Estrenada en el IV Festival Orizzonti Italia–Cuba, Campo de batalla (2024) permite reanudar el contacto con la filmografía de Gianni Amelio, veterano realizador, algo venido a menos durante la última franja de su larguísima carrera, con signos de recuperación aquí.
Aunque lleva dirigiendo desde 1968, es la década de los 90 del siglo xx el momento más fecundo de su obra, cuando irrumpe, en escalera, la mayor parte de sus trabajos más trascendentes: Ladrón de niños (1992, Gran Premio del Jurado en Cannes); Lamerica (1994) y Así reían (1998, León de Oro en Venecia).
Su pantalla, de corte realista, obedece a una lógica de realización que prioriza la precisión en la caligrafía fílmica, a partir de guiones bien fundidos, a los cuales convierte en horcones de filmes plausiblemente fotografiados y editados, diáfanos en su decurso.
Es el suyo, en buena medida –porque su filmografía también incluye cintas sin mucho peso, varias estrenadas este siglo–, un cine de relieve, dador de historias íntimas, duras y muy humanas.
Sin poseer un estilo reconocible o definido, Amelio constituye un creador tan ecléctico como maleable, quien piensa menos en la autoría que en entregar piezas capaces de cumplir su función, de forma gramaticalmente incontestable; no obstante, en ocasiones, carentes de ese plus, de ese extra artístico que suele añorársele.
Campo de batalla –basada libremente en la novela El desafío, de Carlo Patriarca– quizá no sea una de sus grandes obras, pero en modo alguno se trata de una pieza para desestimar.
Hay buen cine cobijado entre estas imágenes, uno que quizá hoy día algunos suelan impugnar, debido a su usanza academicista o clasicista, pero buen cine al fin.
Eso sí, es un cine correcto, aplicado, limpio en narrativa e imagen; aunque sin esa mordida de personalidad, sin ese manotazo de vigor que convide a procesarlo no solo desde la estricta racionalidad, sino, además, desde el fervor de la emoción y del sentimiento instalados en el pecho del espectador tras apreciar las obras mayores de la pantalla.
En Campo de batalla, Amelio traza una reflexión universal sobre las distintas aproximaciones éticas, ideológicas y humanas a las conflagraciones bélicas.

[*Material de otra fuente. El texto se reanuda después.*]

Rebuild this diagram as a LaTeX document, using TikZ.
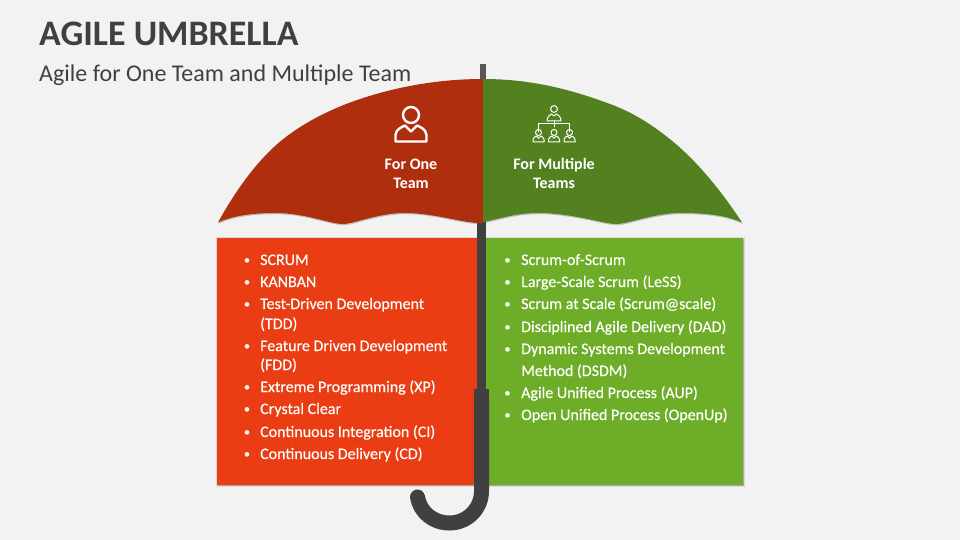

Para ello se vale de dos personajes antitéticos, ambos médicos, en un hospital militar italiano, en 1918, en las postrimerías de la Primera Guerra Mundial.
En la riqueza conflictual de ambos galenos y en la observancia del agónico drama colectivo allí vivido radican las principales virtudes de un largometraje que trabaja la contienda sin mostrarla, salvo en la secuencia de arranque, tan clásica y elocuente en su hechura.
La guerra directa está elidida, queda expresada desde el fuera de campo; si bien el hospital se transmuta en otro campo de batalla, al ser epicentro de las luchas internas de la especie en una situación extrema, y destinatario de los horrores registrados en el frente.
Horrores ocurridos, a veces, sin razón alguna, por capricho de las potencias implicadas, cual censura Amelio en su alegato antibélico.
Es una película que sugeriría ver, en tanda doble, con Hombres contra la guerra (Francesco Rosi, 1970).